Monday, January 24, 2005

More on String Comparisons

Today I added the 'Double metaphone' algorithm to my string comparison toolkit. It's an enhancement to the 'Soundex' function found in many languages today. The main difference in my implementation is that it allows you to determine the maximum length of the key generated.

Using this, I calculate a key for each string, the use the LD algorithm to calc the 'distance' between the keys and get a difference percentage, I then multiply this percentage against the value my LD algorithm creates.

It's had the effect of 'smoothing' the results and making the outcome more predictable. Before, it was possible to have a ‘Percentage of Likeness’ number of 95% or better, yet have the strings be different enough as to be truly different. Now, on those same two strings the number drops to the low 80’s, a number low enough to indicate a human ‘eyeball’ is required.

I’ve also uncovered a new paper on “String Comparison Techniques” that discusses some very sophisticated algorithms to equate the ‘distance’ between two strings. I’ll be talking with the client tomorrow to see how far they want me to take this. I’m hoping they’ll let me run with this, it’s been a fun journey, and I see some very big potential for the knowledge downstream.

Saturday, January 22, 2005

Levenshtein and other stuff

Another week on the contract, and a busy one at that. We had a big meeting with their larger customers and the concept of 'closely matching' text strings was raised.

The original consensus was that it wasn't 'real world possible'... well those of you that know me, know that's a challenge I couldn't resist!

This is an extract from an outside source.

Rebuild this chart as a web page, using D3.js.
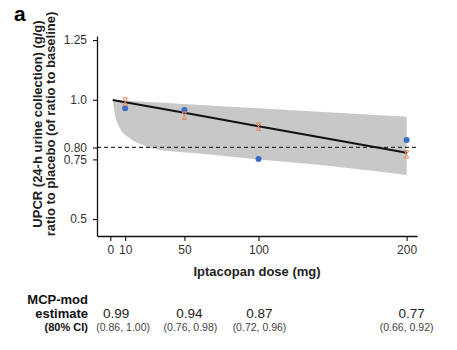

Long story short I wrote a Visual FoxPro (as well as a VB.Net) implementation of the Levenshtein algorithm and modified the return value such that it returned what I've been terming the 'Percentage of Likeness' (POL). The POL allows the user to view that number and based on the level the company has set as an acceptable level of the POL number simply accept the string as 'close enough' and accept it!

Given I returned it to them the morning following the meeting, I got a lot of 'atta-boys' on Friday :) Made for a nice end to a very hectic week.

I'm going to miss this client when the project is finished (end of February at this point) as it's been very challenging, yet they leave me alone to actually produce what they've requested, not at all that common these days. Most projects remind me of the show 'American Hot Rod', where too much is never enough!! This one has high expectations, but delivers the time and resources to actually make it happen!

Next week I'll be sifting through about a quarter of a million customer records using the new algorithm to find items that are potential duplicate entries based on the POL of the address strings... should be very interesting stuff!

-Bill

Thursday, January 06, 2005

All in a day....

Had a meeting today... where they changed the spec on the project..again :)

They added an additional tier of responsibilities.. almost like I was an employee. It's funny sometimes how entrenched a contract person can become, when their time at the company is limited.

Don't get me wrong, I'm flattered by the additional responsibility, and the possiblity that this could extend the contract further, it's certainly easier to extend the one you have than find another!!

I also made a couple of interesting Visual FoxPro discoveries this week, not the least of which was the ability to programmatically create private data sessions! Without a form or form set. This has the potential to cut thousands of lines of 'houskeeping code' from applications!! You simply define the private session, open all the tables/DBC's within that session and when you exit the program you're dropped right back where you were, same table, same position!! Sweet!

I find myself wishing that there was more opportunity on this project to explore the .NET world though. The more I work in that environment, the more impressed, and intrigued with it I am.

I suppose I'll have to keep working on the .Net library and count on the possibility that the next gig will allow me to put it to use!

-Bill

Monday, January 03, 2005

The New Year

Well, it's the start of another New year, and this time I thought I'd actually give this 'blogging' thing a try.

The idea (at least initially) is for me to 'log' the work related events and projects here. The success or failure of the various endeavors, and hopefully learn something as I look back. If my accounts of the software development process help some others along the way, all the better.

As I learn more about this process (blogging) and what this particular site is capable of, I hope to be able to let others share their experiences here as well.

That's it for today as I'm not working and have some work to do in the garage. I'm rebuilding a '78 Chevy pickup... Well 'disassembling' is a better description of where I am in the process at the moment!!